Comparison with Precedent Cases
In its decision, the court referred to precedent cases, such as Milligan v. Alexander, to underscore the necessity of a contract with the property owner or their authorized agent for a valid mechanic's lien. The court distinguished Lilly's situation from cases where the property owner had acquiesced to the improvements or where an agency was clearly established. The court noted that Lilly's case lacked the crucial elements found in Milligan, where the wife had implicitly authorized her husband's actions. Additionally, the court referenced Smith v. McCoy to illustrate that simply being a lessee with construction obligations did not automatically confer agency status. These comparisons reinforced the court's reasoning that without clear contractual or agency ties, the claim for a mechanic's lien could not be upheld. Such reliance on established legal principles underscored the court's commitment to adhering to statutory requirements for lien claims.
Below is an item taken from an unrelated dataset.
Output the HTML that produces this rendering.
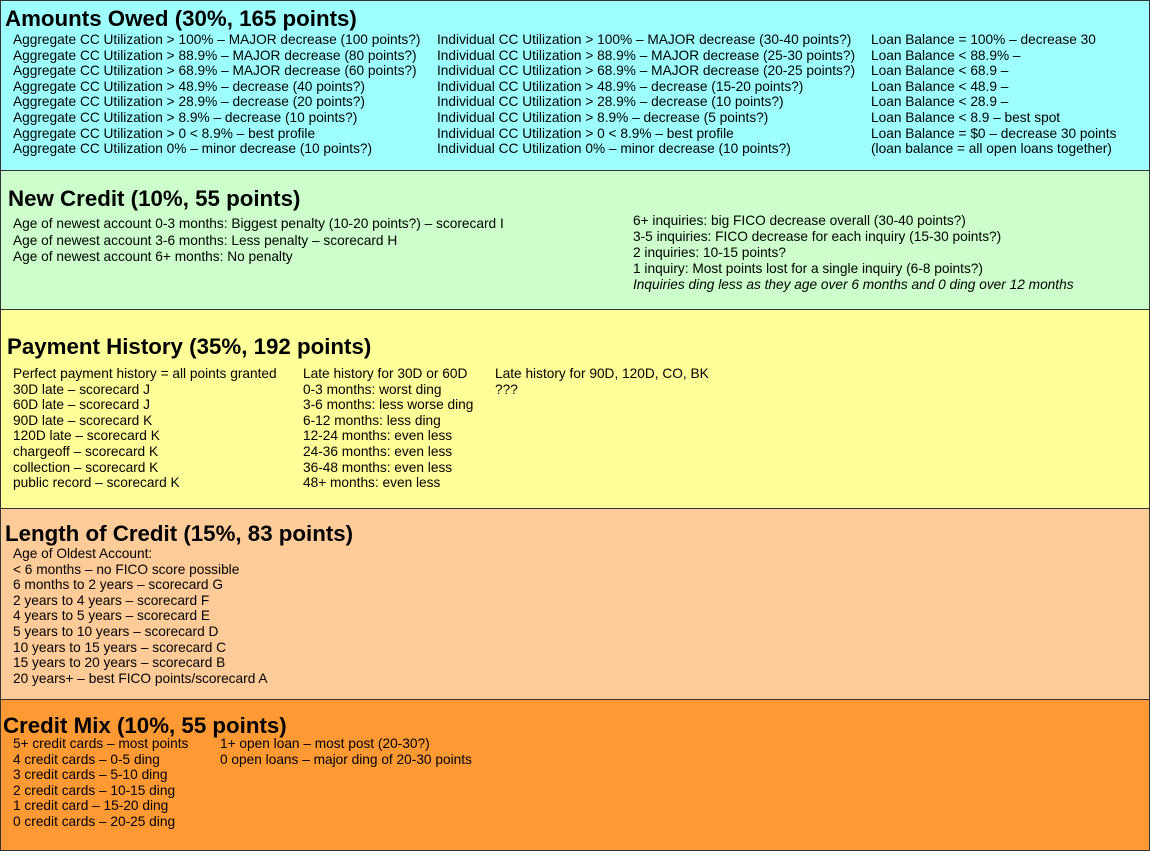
<!DOCTYPE html>
<html><head><meta charset="utf-8"><style>
html,body{margin:0;padding:0;}
body{width:1150px;height:851px;position:relative;overflow:hidden;font-family:"Liberation Sans",Arial,sans-serif;color:#000;}
.sec{position:absolute;left:0;width:1148px;border:1px solid #333;}
.t{position:absolute;font-weight:bold;font-size:22.3px;white-space:nowrap;line-height:24px;}
.c{position:absolute;font-size:13.7px;white-space:nowrap;}
.c div{height:15.6px;line-height:15.6px;}
</style></head><body>
<div class="sec" style="top:0;height:169px;background:#9effff;"></div>
<div class="sec" style="top:170px;height:138px;background:#ccffcc;"></div>
<div class="sec" style="top:309px;height:198px;background:#ffff99;"></div>
<div class="sec" style="top:508px;height:190px;background:#ffcc99;"></div>
<div class="sec" style="top:699px;height:150px;background:#ff9933;"></div>

<div class="t" style="left:5px;top:7px;">Amounts Owed (30%, 165 points)</div>
<div class="c" style="left:13px;top:32px;">
<div>Aggregate CC Utilization &gt; 100% – MAJOR decrease (100 points?)</div>
<div>Aggregate CC Utilization &gt; 88.9% – MAJOR decrease (80 points?)</div>
<div>Aggregate CC Utilization &gt; 68.9% – MAJOR decrease (60 points?)</div>
<div>Aggregate CC Utilization &gt; 48.9% – decrease (40 points?)</div>
<div>Aggregate CC Utilization &gt; 28.9% – decrease (20 points?)</div>
<div>Aggregate CC Utilization &gt; 8.9% – decrease (10 points?)</div>
<div>Aggregate CC Utilization &gt; 0 &lt; 8.9% – best profile</div>
<div>Aggregate CC Utilization 0% – minor decrease (10 points?)</div>
</div>
<div class="c" style="left:437px;top:32px;">
<div>Individual CC Utilization &gt; 100% – MAJOR decrease (30-40 points?)</div>
<div>Individual CC Utilization &gt; 88.9% – MAJOR decrease (25-30 points?)</div>
<div>Individual CC Utilization &gt; 68.9% – MAJOR decrease (20-25 points?)</div>
<div>Individual CC Utilization &gt; 48.9% – decrease (15-20 points?)</div>
<div>Individual CC Utilization &gt; 28.9% – decrease (10 points?)</div>
<div>Individual CC Utilization &gt; 8.9% – decrease (5 points?)</div>
<div>Individual CC Utilization &gt; 0 &lt; 8.9% – best profile</div>
<div>Individual CC Utilization 0% – minor decrease (10 points?)</div>
</div>
<div class="c" style="left:871px;top:32px;">
<div>Loan Balance = 100% – decrease 30</div>
<div>Loan Balance &lt; 88.9% –</div>
<div>Loan Balance &lt; 68.9 –</div>
<div>Loan Balance &lt; 48.9 –</div>
<div>Loan Balance &lt; 28.9 –</div>
<div>Loan Balance &lt; 8.9 – best spot</div>
<div>Loan Balance = $0 – decrease 30 points</div>
<div>(loan balance = all open loans together)</div>
</div>

<div class="t" style="left:8px;top:187px;">New Credit (10%, 55 points)</div>
<div class="c" style="left:13px;top:216px;">
<div style="height:16.5px">Age of newest account 0-3 months: Biggest penalty (10-20 points?) – scorecard I</div>
<div style="height:16.5px">Age of newest account 3-6 months: Less penalty – scorecard H</div>
<div style="height:16.5px">Age of newest account 6+ months: No penalty</div>
</div>
<div class="c" style="left:633px;top:213px;">
<div style="height:16px">6+ inquiries: big FICO decrease overall (30-40 points?)</div>
<div style="height:16px">3-5 inquiries: FICO decrease for each inquiry (15-30 points?)</div>
<div style="height:16px">2 inquiries: 10-15 points?</div>
<div style="height:16px">1 inquiry: Most points lost for a single inquiry (6-8 points?)</div>
<div style="height:16px;font-style:italic">Inquiries ding less as they age over 6 months and 0 ding over 12 months</div>
</div>

<div class="t" style="left:7px;top:335px;">Payment History (35%, 192 points)</div>
<div class="c" style="left:13px;top:366px;">
<div>Perfect payment history = all points granted</div>
<div>30D late – scorecard J</div>
<div>60D late – scorecard J</div>
<div>90D late – scorecard K</div>
<div>120D late – scorecard K</div>
<div>chargeoff – scorecard K</div>
<div>collection – scorecard K</div>
<div>public record – scorecard K</div>
</div>
<div class="c" style="left:303px;top:366px;">
<div>Late history for 30D or 60D</div>
<div>0-3 months: worst ding</div>
<div>3-6 months: less worse ding</div>
<div>6-12 months: less ding</div>
<div>12-24 months: even less</div>
<div>24-36 months: even less</div>
<div>36-48 months: even less</div>
<div>48+ months: even less</div>
</div>
<div class="c" style="left:495px;top:366px;">
<div>Late history for 90D, 120D, CO, BK</div>
<div>???</div>
</div>

<div class="t" style="left:5px;top:522px;">Length of Credit (15%, 83 points)</div>
<div class="c" style="left:13px;top:546px;">
<div>Age of Oldest Account:</div>
<div>&lt; 6 months – no FICO score possible</div>
<div>6 months to 2 years – scorecard G</div>
<div>2 years to 4 years – scorecard F</div>
<div>4 years to 5 years – scorecard E</div>
<div>5 years to 10 years – scorecard D</div>
<div>10 years to 15 years – scorecard C</div>
<div>15 years to 20 years – scorecard B</div>
<div>20 years+ – best FICO points/scorecard A</div>
</div>

<div class="t" style="left:3px;top:714px;">Credit Mix (10%, 55 points)</div>
<div class="c" style="left:13px;top:736px;">
<div>5+ credit cards – most points</div>
<div>4 credit cards – 0-5 ding</div>
<div>3 credit cards – 5-10 ding</div>
<div>2 credit cards – 10-15 ding</div>
<div>1 credit card – 15-20 ding</div>
<div>0 credit cards – 20-25 ding</div>
</div>
<div class="c" style="left:220px;top:736px;">
<div>1+ open loan – most post (20-30?)</div>
<div>0 open loans – major ding of 20-30 points</div>
</div>
</body></html>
Conclusion of the Court's Reasoning
Ultimately, the Supreme Court of Appeals of West Virginia concluded that Lilly's claim for a mechanic's lien could not stand due to the lack of a direct contract with the property owners. The court's analysis highlighted the importance of statutory compliance in lien claims, reiterating that a mechanic's lien could not be imposed without a contractual basis. The court dismissed the notion of Tilley acting as an agent or the existence of a joint venture, emphasizing that the relationships established by the lease did not support Lilly's claim. As a result, the court reversed the lower court's decree, dismissing Lilly's suit entirely. This ruling served as a clear reminder that the rights conferred by mechanic's liens are tightly bound to the contractual relationships delineated in the governing statutes.